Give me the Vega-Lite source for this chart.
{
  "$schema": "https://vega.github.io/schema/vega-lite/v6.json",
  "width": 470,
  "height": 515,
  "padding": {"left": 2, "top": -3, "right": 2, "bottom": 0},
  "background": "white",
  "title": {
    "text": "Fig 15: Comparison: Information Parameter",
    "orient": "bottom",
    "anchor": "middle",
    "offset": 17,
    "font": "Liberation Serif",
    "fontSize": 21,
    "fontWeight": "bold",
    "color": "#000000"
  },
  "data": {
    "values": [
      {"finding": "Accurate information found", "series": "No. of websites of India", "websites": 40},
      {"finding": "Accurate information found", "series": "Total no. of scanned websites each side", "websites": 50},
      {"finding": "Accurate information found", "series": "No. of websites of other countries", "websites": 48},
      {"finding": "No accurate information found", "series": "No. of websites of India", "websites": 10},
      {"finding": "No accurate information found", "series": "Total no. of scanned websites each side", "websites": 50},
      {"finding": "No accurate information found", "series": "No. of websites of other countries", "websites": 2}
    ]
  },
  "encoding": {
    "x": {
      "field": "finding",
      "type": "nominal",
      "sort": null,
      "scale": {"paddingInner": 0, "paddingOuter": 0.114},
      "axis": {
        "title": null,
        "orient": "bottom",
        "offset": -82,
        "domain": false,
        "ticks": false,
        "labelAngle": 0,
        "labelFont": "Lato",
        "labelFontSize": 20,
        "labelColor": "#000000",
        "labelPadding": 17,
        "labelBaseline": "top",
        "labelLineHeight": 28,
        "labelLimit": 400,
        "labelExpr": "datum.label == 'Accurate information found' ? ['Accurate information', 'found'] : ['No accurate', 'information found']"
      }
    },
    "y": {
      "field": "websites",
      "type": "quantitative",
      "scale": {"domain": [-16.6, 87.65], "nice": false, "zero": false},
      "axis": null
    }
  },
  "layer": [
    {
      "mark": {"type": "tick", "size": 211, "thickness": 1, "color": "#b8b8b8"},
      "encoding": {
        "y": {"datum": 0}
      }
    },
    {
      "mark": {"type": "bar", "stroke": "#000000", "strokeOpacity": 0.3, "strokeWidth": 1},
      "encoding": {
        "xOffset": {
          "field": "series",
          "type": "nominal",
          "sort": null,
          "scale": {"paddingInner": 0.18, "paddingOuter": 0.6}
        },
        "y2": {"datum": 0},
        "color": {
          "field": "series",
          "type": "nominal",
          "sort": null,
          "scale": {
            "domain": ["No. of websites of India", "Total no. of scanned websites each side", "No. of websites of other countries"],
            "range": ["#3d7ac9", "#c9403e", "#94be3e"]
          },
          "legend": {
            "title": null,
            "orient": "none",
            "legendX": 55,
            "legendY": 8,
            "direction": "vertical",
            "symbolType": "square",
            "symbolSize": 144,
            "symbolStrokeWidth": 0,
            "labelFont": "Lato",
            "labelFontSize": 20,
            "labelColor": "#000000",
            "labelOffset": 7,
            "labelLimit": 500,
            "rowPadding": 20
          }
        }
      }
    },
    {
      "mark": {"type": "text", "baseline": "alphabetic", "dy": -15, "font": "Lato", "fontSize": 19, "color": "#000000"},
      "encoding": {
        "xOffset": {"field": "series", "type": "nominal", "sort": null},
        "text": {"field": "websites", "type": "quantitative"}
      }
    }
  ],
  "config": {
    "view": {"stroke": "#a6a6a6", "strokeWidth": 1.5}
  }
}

# # # # # # #

Your task is to quote the listing above word for word.

- [EXPECTED ANSWER]:
Give me the Vega-Lite source for this chart.
{
  "$schema": "https://vega.github.io/schema/vega-lite/v6.json",
  "width": 470,
  "height": 515,
  "padding": {"left": 2, "top": -3, "right": 2, "bottom": 0},
  "background": "white",
  "title": {
    "text": "Fig 15: Comparison: Information Parameter",
    "orient": "bottom",
    "anchor": "middle",
    "offset": 17,
    "font": "Liberation Serif",
    "fontSize": 21,
    "fontWeight": "bold",
    "color": "#000000"
  },
  "data": {
    "values": [
      {"finding": "Accurate information found", "series": "No. of websites of India", "websites": 40},
      {"finding": "Accurate information found", "series": "Total no. of scanned websites each side", "websites": 50},
      {"finding": "Accurate information found", "series": "No. of websites of other countries", "websites": 48},
      {"finding": "No accurate information found", "series": "No. of websites of India", "websites": 10},
      {"finding": "No accurate information found", "series": "Total no. of scanned websites each side", "websites": 50},
      {"finding": "No accurate information found", "series": "No. of websites of other countries", "websites": 2}
    ]
  },
  "encoding": {
    "x": {
      "field": "finding",
      "type": "nominal",
      "sort": null,
      "scale": {"paddingInner": 0, "paddingOuter": 0.114},
      "axis": {
        "title": null,
        "orient": "bottom",
        "offset": -82,
        "domain": false,
        "ticks": false,
        "labelAngle": 0,
        "labelFont": "Lato",
        "labelFontSize": 20,
        "labelColor": "#000000",
        "labelPadding": 17,
        "labelBaseline": "top",
        "labelLineHeight": 28,
        "labelLimit": 400,
        "labelExpr": "datum.label == 'Accurate information found' ? ['Accurate information', 'found'] : ['No accurate', 'information found']"
      }
    },
    "y": {
      "field": "websites",
      "type": "quantitative",
      "scale": {"domain": [-16.6, 87.65], "nice": false, "zero": false},
      "axis": null
    }
  },
  "layer": [
    {
      "mark": {"type": "tick", "size": 211, "thickness": 1, "color": "#b8b8b8"},
      "encoding": {
        "y": {"datum": 0}
      }
    },
    {
      "mark": {"type": "bar", "stroke": "#000000", "strokeOpacity": 0.3, "strokeWidth": 1},
      "encoding": {
        "xOffset": {
          "field": "series",
          "type": "nominal",
          "sort": null,
          "scale": {"paddingInner": 0.18, "paddingOuter": 0.6}
        },
        "y2": {"datum": 0},
        "color": {
          "field": "series",
          "type": "nominal",
          "sort": null,
          "scale": {
            "domain": ["No. of websites of India", "Total no. of scanned websites each side", "No. of websites of other countries"],
            "range": ["#3d7ac9", "#c9403e", "#94be3e"]
          },
          "legend": {
            "title": null,
            "orient": "none",
            "legendX": 55,
            "legendY": 8,
            "direction": "vertical",
            "symbolType": "square",
            "symbolSize": 144,
            "symbolStrokeWidth": 0,
            "labelFont": "Lato",
            "labelFontSize": 20,
            "labelColor": "#000000",
            "labelOffset": 7,
            "labelLimit": 500,
            "rowPadding": 20
          }
        }
      }
    },
    {
      "mark": {"type": "text", "baseline": "alphabetic", "dy": -15, "font": "Lato", "fontSize": 19, "color": "#000000"},
      "encoding": {
        "xOffset": {"field": "series", "type": "nominal", "sort": null},
        "text": {"field": "websites", "type": "quantitative"}
      }
    }
  ],
  "config": {
    "view": {"stroke": "#a6a6a6", "strokeWidth": 1.5}
  }
}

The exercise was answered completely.